To convert from percentage to degrees: Angle = arctan(Percentage / 100). To convert from degrees to percentage: Percentage = tan(Angle) × 100. Most scientific calculators have these trigonometric functions built in.
Why does the horizontal distance seem much larger than the elevation gain?
This is normal for gentle slopes. For example, with a 5% slope, you need 20 meters of horizontal distance to gain just 1 meter in elevation (1:20 ratio). The horizontal distance grows inversely with the slope percentage - the gentler the slope, the longer the horizontal distance required for the same elevation gain.
Can I use this calculator for imperial units (feet)?
Yes, but you'll need to ensure all your inputs are in the same unit system. The calculator works with any consistent units - if you input elevation in feet and want horizontal distance in feet, just use feet for all measurements. The ratios and percentages will remain the same regardless of the unit system.
What's the maximum slope percentage I can use?
Technically, there's no maximum - a 100% slope equals a 45° angle, and slopes can exceed 100% (becoming steeper than 45°). However, in practice, slopes above 30-40% are extremely steep and often impractical for most applications. The calculator will accept any positive value.
How does this relate to gradient in cycling?
In cycling, gradient is typically expressed as a percentage, identical to slope percentage. A 10% gradient means for every 100 meters you travel horizontally, you climb 10 meters vertically. Professional cyclists often train on gradients between 5-10%, while mountain stages may include sections with gradients exceeding 15%.
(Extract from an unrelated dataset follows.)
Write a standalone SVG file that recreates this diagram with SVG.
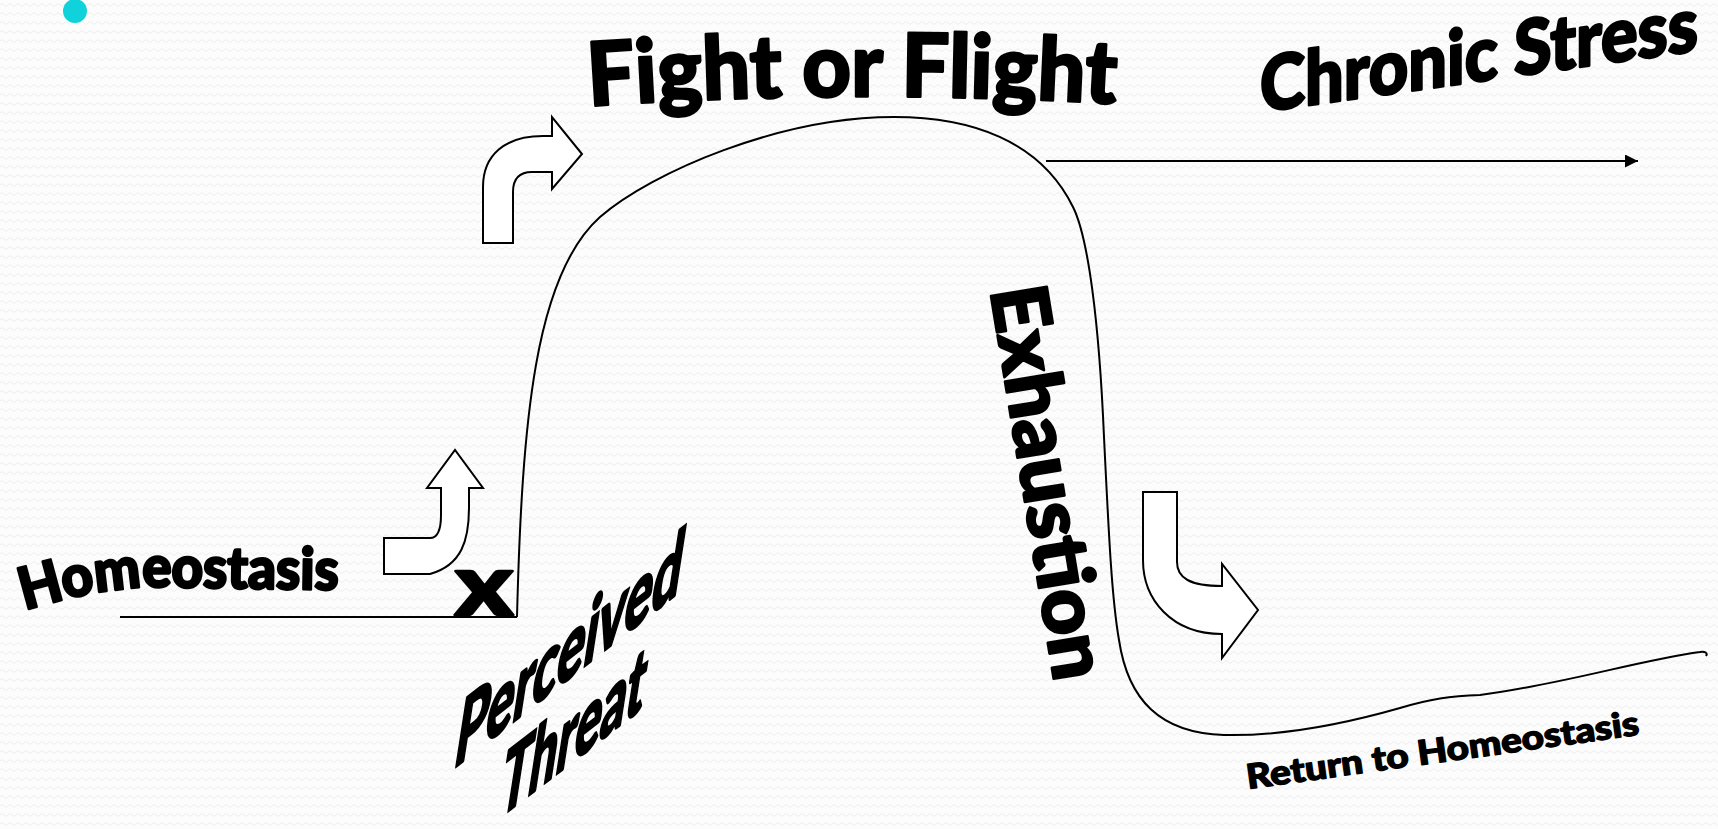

Why is the slope distance always longer than the horizontal distance?
Because the slope distance is the hypotenuse of a right triangle where the horizontal distance and elevation gain are the other two sides. By the Pythagorean theorem, the hypotenuse (slope distance) must always be longer than either of the other sides. The difference becomes more noticeable as the slope increases.